# WRITTEN INSTRUCTION
Pull each line holding "with" out of the entries below.

# TASK INPUTS
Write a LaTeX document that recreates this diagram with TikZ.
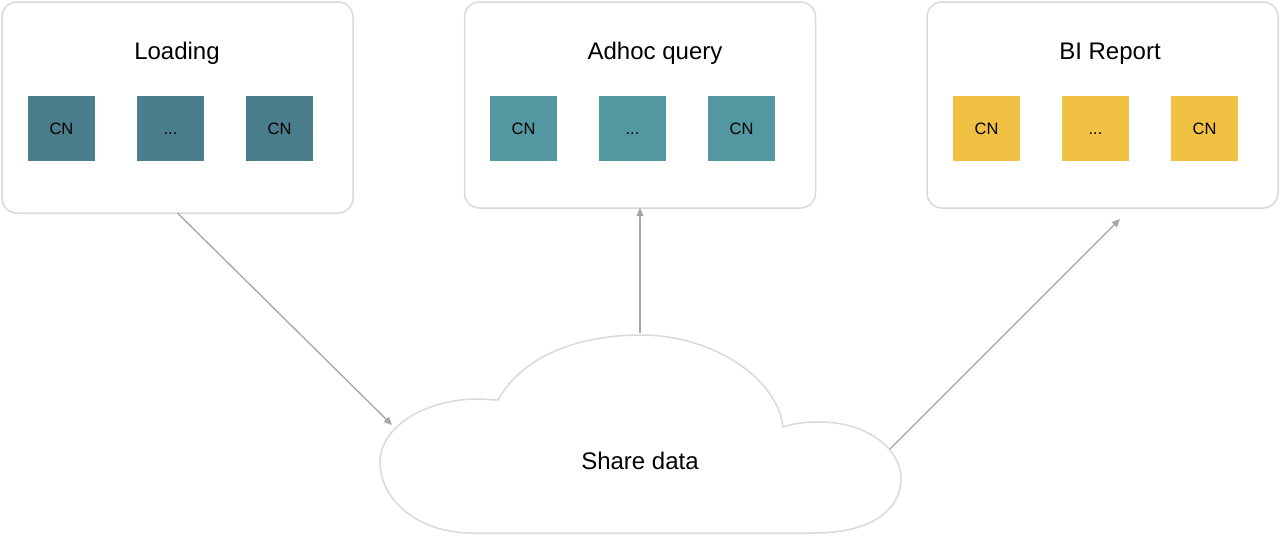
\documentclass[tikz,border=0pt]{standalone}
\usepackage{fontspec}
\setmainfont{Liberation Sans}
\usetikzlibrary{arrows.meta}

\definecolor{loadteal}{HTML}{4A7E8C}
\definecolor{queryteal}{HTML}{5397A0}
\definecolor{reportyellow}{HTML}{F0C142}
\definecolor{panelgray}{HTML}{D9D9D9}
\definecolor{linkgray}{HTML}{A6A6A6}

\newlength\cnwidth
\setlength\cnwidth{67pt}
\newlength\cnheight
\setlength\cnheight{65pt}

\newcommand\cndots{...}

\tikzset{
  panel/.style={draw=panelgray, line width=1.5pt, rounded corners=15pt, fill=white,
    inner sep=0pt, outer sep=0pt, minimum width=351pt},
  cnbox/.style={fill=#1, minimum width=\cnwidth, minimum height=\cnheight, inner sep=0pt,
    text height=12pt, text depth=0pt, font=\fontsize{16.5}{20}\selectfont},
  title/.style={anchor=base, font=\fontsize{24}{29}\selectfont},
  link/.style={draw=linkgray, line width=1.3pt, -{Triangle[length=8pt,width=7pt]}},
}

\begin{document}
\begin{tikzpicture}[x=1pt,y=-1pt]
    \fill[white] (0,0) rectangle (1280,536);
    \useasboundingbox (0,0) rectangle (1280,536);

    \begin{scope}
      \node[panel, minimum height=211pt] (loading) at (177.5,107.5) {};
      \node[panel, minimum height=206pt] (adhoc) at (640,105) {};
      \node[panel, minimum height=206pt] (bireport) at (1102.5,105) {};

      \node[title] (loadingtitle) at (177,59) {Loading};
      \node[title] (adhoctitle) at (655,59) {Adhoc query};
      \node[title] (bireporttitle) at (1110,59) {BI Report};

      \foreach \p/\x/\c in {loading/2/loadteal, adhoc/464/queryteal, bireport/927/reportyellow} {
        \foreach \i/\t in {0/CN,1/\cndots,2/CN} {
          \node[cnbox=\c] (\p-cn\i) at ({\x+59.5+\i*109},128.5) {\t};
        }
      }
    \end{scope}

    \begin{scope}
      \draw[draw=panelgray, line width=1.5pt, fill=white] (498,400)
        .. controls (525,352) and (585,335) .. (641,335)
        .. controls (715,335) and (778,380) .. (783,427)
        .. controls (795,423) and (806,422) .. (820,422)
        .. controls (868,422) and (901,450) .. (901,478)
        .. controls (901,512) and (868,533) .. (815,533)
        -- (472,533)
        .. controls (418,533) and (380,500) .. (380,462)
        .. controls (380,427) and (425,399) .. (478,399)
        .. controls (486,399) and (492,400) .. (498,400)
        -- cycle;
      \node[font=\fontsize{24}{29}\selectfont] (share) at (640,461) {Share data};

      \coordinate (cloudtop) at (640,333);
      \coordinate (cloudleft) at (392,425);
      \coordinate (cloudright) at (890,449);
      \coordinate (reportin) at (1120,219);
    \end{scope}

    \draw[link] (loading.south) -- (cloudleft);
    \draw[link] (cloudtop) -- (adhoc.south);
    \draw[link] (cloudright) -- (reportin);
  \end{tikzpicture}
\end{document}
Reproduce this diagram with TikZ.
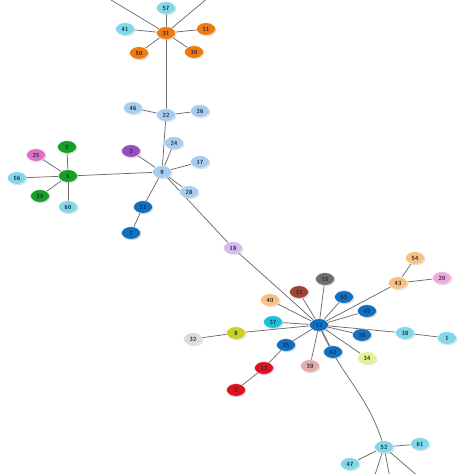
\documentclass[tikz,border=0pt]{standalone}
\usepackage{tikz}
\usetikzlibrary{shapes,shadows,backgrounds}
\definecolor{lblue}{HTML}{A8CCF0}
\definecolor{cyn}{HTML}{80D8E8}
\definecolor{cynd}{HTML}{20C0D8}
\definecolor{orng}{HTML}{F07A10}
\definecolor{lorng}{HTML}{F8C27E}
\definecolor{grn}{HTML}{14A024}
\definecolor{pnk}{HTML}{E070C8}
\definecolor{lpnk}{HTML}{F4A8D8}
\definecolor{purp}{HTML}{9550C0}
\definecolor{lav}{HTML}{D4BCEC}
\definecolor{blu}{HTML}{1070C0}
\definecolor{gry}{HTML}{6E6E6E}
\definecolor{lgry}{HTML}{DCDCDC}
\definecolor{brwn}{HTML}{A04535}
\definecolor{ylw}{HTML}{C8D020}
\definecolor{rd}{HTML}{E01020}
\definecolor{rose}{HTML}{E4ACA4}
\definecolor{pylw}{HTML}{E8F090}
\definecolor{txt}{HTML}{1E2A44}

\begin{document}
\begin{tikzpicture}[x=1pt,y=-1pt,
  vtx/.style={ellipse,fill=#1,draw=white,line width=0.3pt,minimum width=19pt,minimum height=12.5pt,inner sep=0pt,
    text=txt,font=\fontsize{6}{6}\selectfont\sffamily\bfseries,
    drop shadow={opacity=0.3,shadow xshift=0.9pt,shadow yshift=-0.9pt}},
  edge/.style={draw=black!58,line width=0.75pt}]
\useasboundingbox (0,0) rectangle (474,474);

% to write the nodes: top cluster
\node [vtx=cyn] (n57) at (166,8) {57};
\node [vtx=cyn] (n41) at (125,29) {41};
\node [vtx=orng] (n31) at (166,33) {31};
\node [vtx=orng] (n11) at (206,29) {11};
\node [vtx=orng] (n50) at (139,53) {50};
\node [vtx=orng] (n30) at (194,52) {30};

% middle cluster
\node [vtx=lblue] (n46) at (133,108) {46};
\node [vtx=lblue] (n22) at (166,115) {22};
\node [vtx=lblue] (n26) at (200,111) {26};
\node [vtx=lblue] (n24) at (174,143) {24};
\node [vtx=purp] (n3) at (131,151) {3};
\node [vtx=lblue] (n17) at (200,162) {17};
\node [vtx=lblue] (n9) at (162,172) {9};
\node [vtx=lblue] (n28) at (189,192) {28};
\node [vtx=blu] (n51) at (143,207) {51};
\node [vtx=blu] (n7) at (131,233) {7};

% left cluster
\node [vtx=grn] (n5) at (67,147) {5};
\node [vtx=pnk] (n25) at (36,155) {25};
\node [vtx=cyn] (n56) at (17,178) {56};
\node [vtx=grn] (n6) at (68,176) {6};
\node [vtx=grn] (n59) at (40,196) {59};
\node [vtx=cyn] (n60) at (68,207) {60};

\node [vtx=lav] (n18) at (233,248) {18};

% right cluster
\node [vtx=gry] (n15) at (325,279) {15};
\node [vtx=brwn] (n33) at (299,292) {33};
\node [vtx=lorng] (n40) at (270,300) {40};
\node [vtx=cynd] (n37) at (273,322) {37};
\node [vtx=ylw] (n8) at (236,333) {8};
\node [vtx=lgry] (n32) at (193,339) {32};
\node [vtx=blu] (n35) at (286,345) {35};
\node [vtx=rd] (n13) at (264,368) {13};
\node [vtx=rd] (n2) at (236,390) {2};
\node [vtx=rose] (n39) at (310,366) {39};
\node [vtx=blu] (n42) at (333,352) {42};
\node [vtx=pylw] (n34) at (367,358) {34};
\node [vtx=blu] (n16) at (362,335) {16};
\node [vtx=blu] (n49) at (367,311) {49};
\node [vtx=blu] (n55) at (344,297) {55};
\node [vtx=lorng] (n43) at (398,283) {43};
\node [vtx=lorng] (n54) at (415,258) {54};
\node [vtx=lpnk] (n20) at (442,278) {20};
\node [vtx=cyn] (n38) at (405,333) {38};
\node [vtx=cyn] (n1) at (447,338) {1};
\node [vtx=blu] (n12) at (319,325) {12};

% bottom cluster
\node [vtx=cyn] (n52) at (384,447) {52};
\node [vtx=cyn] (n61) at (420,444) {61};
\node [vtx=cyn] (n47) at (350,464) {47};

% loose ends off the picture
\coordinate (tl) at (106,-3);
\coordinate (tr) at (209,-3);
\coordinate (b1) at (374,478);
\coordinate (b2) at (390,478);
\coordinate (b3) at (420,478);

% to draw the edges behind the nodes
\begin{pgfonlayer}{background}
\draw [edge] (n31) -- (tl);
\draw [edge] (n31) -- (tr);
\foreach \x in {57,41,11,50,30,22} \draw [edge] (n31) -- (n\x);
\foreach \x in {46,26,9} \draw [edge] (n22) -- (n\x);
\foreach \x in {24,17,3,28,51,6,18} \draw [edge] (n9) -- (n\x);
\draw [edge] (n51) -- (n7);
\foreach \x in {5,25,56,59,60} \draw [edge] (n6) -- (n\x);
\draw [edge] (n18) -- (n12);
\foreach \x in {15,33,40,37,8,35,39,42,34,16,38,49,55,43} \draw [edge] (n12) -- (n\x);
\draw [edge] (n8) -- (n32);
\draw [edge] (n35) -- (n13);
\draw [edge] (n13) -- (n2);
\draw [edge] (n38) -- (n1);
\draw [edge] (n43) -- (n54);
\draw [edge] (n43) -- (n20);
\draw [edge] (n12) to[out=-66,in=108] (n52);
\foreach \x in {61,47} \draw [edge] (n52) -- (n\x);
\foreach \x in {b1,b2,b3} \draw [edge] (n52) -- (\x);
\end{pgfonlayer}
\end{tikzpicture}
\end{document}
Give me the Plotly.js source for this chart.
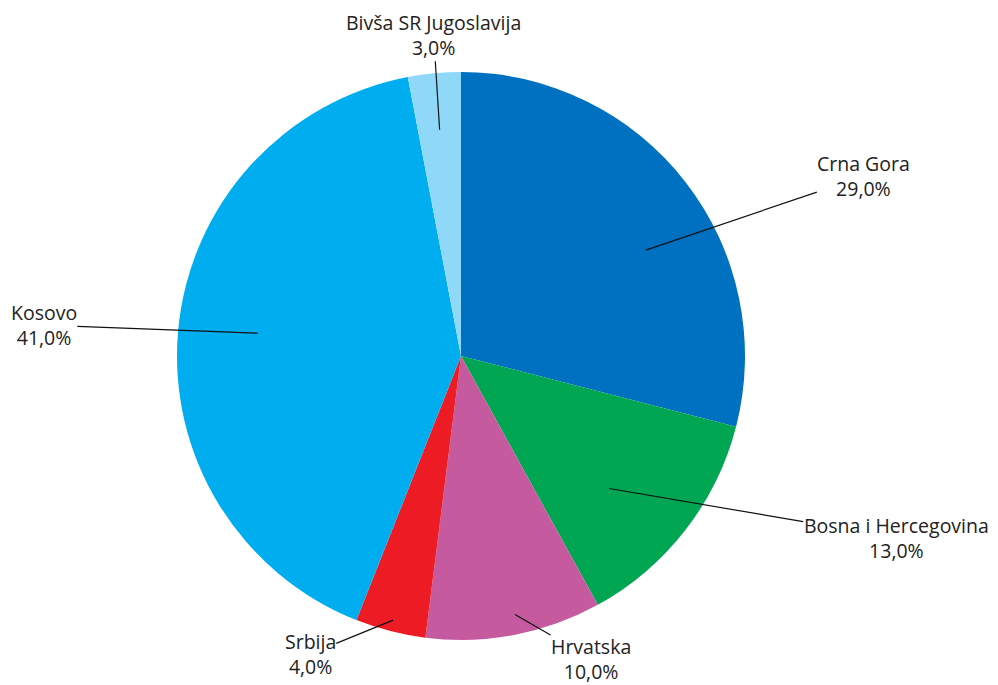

# TASK RESULT
Write a LaTeX document that recreates this diagram with TikZ.
Reproduce this diagram with TikZ.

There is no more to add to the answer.